Holding — Edison, J.
- The U.S. District Court for the Southern District of Texas held that the motion to dismiss the breach of contract claim was denied, while the motion for summary judgment was also denied as premature.
- The court allowed the declaratory judgment claim to proceed but dismissed the claim for attorney's fees under Texas law.
Rule
- A party may not be granted summary judgment on a breach of contract claim before the completion of basic discovery.
Reasoning
- The U.S. District Court for the Southern District of Texas reasoned that IDC adequately pleaded a breach of contract claim, asserting that its predecessor had entered into a contract with FEG, and that FEG had failed to fulfill its payment obligations.
- The court emphasized that at the Rule 12(b)(6) stage, it could not evaluate the merits of the case or resolve factual disputes and had to accept the allegations in the complaint as true.
- Furthermore, the court found that summary judgment was inappropriate because the case was in its infancy and no discovery had yet been conducted.
- The court noted that IDC should have the opportunity to gather evidence regarding the validity of the alleged contract.
- Regarding the declaratory judgment claim, the court concluded that it was necessary to clarify the parties' rights under the contract.
- However, IDC's claim for attorney's fees was dismissed because Texas law did not permit recovery of such fees from a limited liability company.
Deep Dive: How the Court Reached Its Decision
Procedural Background
The court began by addressing the procedural posture of the case, noting that it was at an early stage with no discovery conducted. FEG filed a motion to dismiss under Rule 12(b)(6) or, alternatively, for summary judgment, arguing that the alleged contract was invalid due to forgery. The court clarified that under Rule 12(b)(6), it was required to accept all well-pleaded allegations in the complaint as true and could not resolve factual disputes at this stage. The court emphasized that the purpose of a motion to dismiss was to determine whether the complaint stated a legally cognizable claim, not to evaluate the merits of the case or the likelihood of success. Thus, the court was confined to the pleadings and could not consider evidence outside of them unless it converted the motion into a summary judgment motion.
Breach of Contract Claim
In assessing the breach of contract claim, the court noted that IDC had adequately alleged that its predecessor entered into a contract with FEG and that FEG had failed to fulfill its payment obligations. The court held that the allegations raised a right to relief above a speculative level, thereby satisfying the Rule 12(b)(6) standard. FEG, however, sought to establish that the contract was a forgery through various documents and declarations, which the court found inappropriate to consider at this stage. The court reiterated that it could only rely on the allegations in the pleadings and emphasized that FEG's request effectively asked the court to make a factual determination regarding the alleged forgery, which was beyond its purview at the motion to dismiss stage. Consequently, the court denied FEG's motion to dismiss the breach of contract claim.
Summary Judgment Motion
The court then turned to FEG's alternative motion for summary judgment on the breach of contract claim. It explained that summary judgment is appropriate only when there is no genuine dispute of material fact and the movant is entitled to judgment as a matter of law. FEG argued that the evidence presented conclusively established the contract was a forgery, relying on the declaration of its CEO, Bloomingkemper. In contrast, IDC provided a declaration from its representative, Jones, claiming he recognized Bloomingkemper's signature as genuine, thus creating a genuine issue of material fact. The court concluded that because the case was still in its early stages and no discovery had occurred, it was premature to grant summary judgment. Therefore, the court denied FEG's motion for summary judgment, allowing IDC the opportunity to gather further evidence.

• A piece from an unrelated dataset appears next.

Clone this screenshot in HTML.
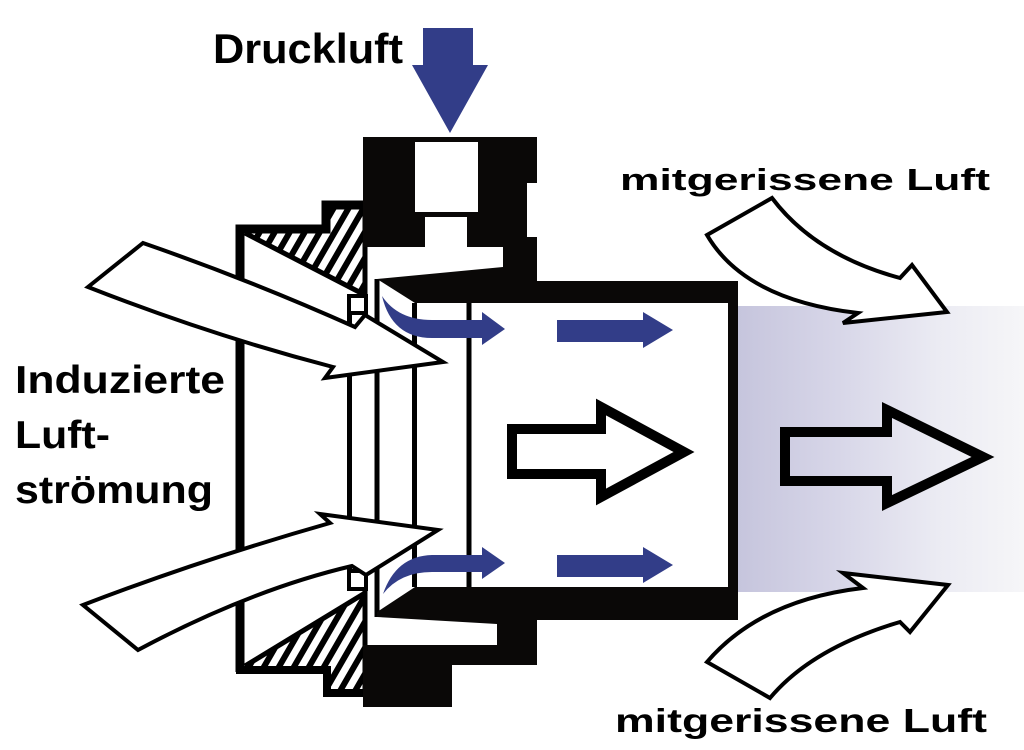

Declaratory Judgment Claim
Regarding IDC's claim for declaratory judgment, the court found it appropriate to proceed despite FEG's argument that it was duplicative of the breach of contract claim. The court referred to Federal Rule of Civil Procedure 57, which permits a declaratory judgment even when other adequate remedies exist. It underscored the purpose of a declaratory judgment as a means to clarify the rights and obligations of the parties to reduce uncertainty in their future dealings. Since IDC sought not only monetary relief for past damages but also clarity on future contractual obligations, the court determined that the declaratory judgment claim was valid and warranted further consideration. The court allowed IDC to proceed to discovery on this claim.
Claim for Attorney's Fees
Lastly, the court addressed IDC's claim for attorney's fees under Section 38.001 of the Texas Civil Practice & Remedies Code. FEG contended that the statute did not permit recovery of attorney's fees from a limited liability company. The court agreed, noting that Texas courts have consistently interpreted Section 38.001 to restrict the recovery of attorney's fees to individuals and corporations. IDC attempted to argue that it should be able to recover fees from FEG as a successor to Freedom Inc., the original party to the contract, but the court found that this reasoning did not align with the statutory language. Recognizing that FEG was a limited liability company, the court ruled that IDC could not recover attorney's fees from it under Section 38.001, leading to the dismissal of this claim.